Tous les vieux vous le diront, quelques fontaines se sont perdues dans ces dernières décennies, vaincues par les pelles mécaniques qui ont tracé la quatre voies. Pourtant, Ille a tiré le meilleur des eaux avec ses sources murmurantes et surtout avec son canal, « Les canals » qui se greffe ici sur la Têt, avec l’autorisation des comtes-rois pour alimenter tout le Riberal jusqu’au palais des Rois de Majorque. Tout semble indiquer qu’il existait déjà sous une forme rudimentaire, selon toute probabilité depuis le XIe siècle.

Un canal nourricier

C’est de lui que Ille tire l’or vert de ses vergers de pêchers et d’abricotiers, la luxuriance de ses potagers et de ses jardins d’agrément, même si au départ, il avait été pensé pour alimenter les moulins nécessaires à la fabrication de l’huile et de la farine, et pour permettre aux tanneurs de laver leurs peaux. Le canal alimente encore aujourd’hui des centaines de parcelles et contribue à enfermer le soleil du Conflent dans des fruits gorgés de sucre et de sucs particulièrement prisés sur les étals des marchés, où ils retrouvent l’huile, le miel et le safran produits dans le secret des collines.

Tradition pascale

Quand l’histoire est aussi présente, la tradition ne manque jamais de lui emboîter le pas. A l’ombre de ses multiples clochers, Ille célèbre en beauté les deux grandes fêtes chrétiennes de l’année.

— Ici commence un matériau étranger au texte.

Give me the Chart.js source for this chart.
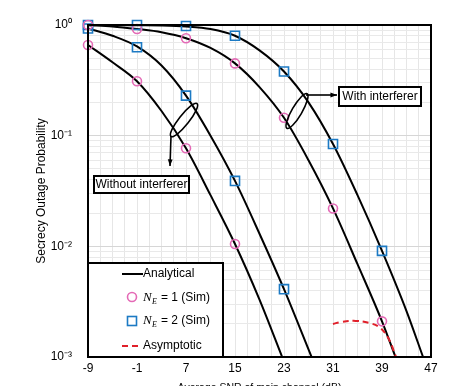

Pour Pâques, deux compositeurs locaux inondent de musique le moment où la statue du Christ Ressuscité retrouve celle de la Vierge, avec deux stabat mater, respectivement du XVIIIe et du XIXe siècle, interprétés par des amateurs locaux et les enfants des écoles de musique. Les « regines » attirent un public nombreux et recueilli et n’existent nulle part ailleurs.

Pastorale unique

En même temps, des groupes vont de maison en maison pour chanter les goigs et recevoir les présents des Illois et des habitants des villages alentour, essentiellement des vivres destinés au grand pique-nique traditionnel du lundi de Pâques. Pour noël, Ille possède aussi son répertoire unique, la pastorale de l’abbé Bonafont, écrite en catalan par cet abbé marqué par son voyage en terre sainte et la fréquentation des félibres provençaux, qui fut interprétée longtemps sous la direction de Jordi Barre, infatigable défenseur des traditions locales.

Noble ruralité

Ille a beau se draper pudiquement dans ses remparts, elle reste à la fois l’une des figures de proue de l’identité nord-catalane et une terre d’accueil particulièrement prisée des néo-ruraux en quête d’authenticité. Les espadrilles plantées dans la glaise que les eaux du canal rendent meuble au travail des hommes, portée par les vents d’une histoire qui a su lui faire cadeau d’un patrimoine dense et beau, Ille est un véritable joyau.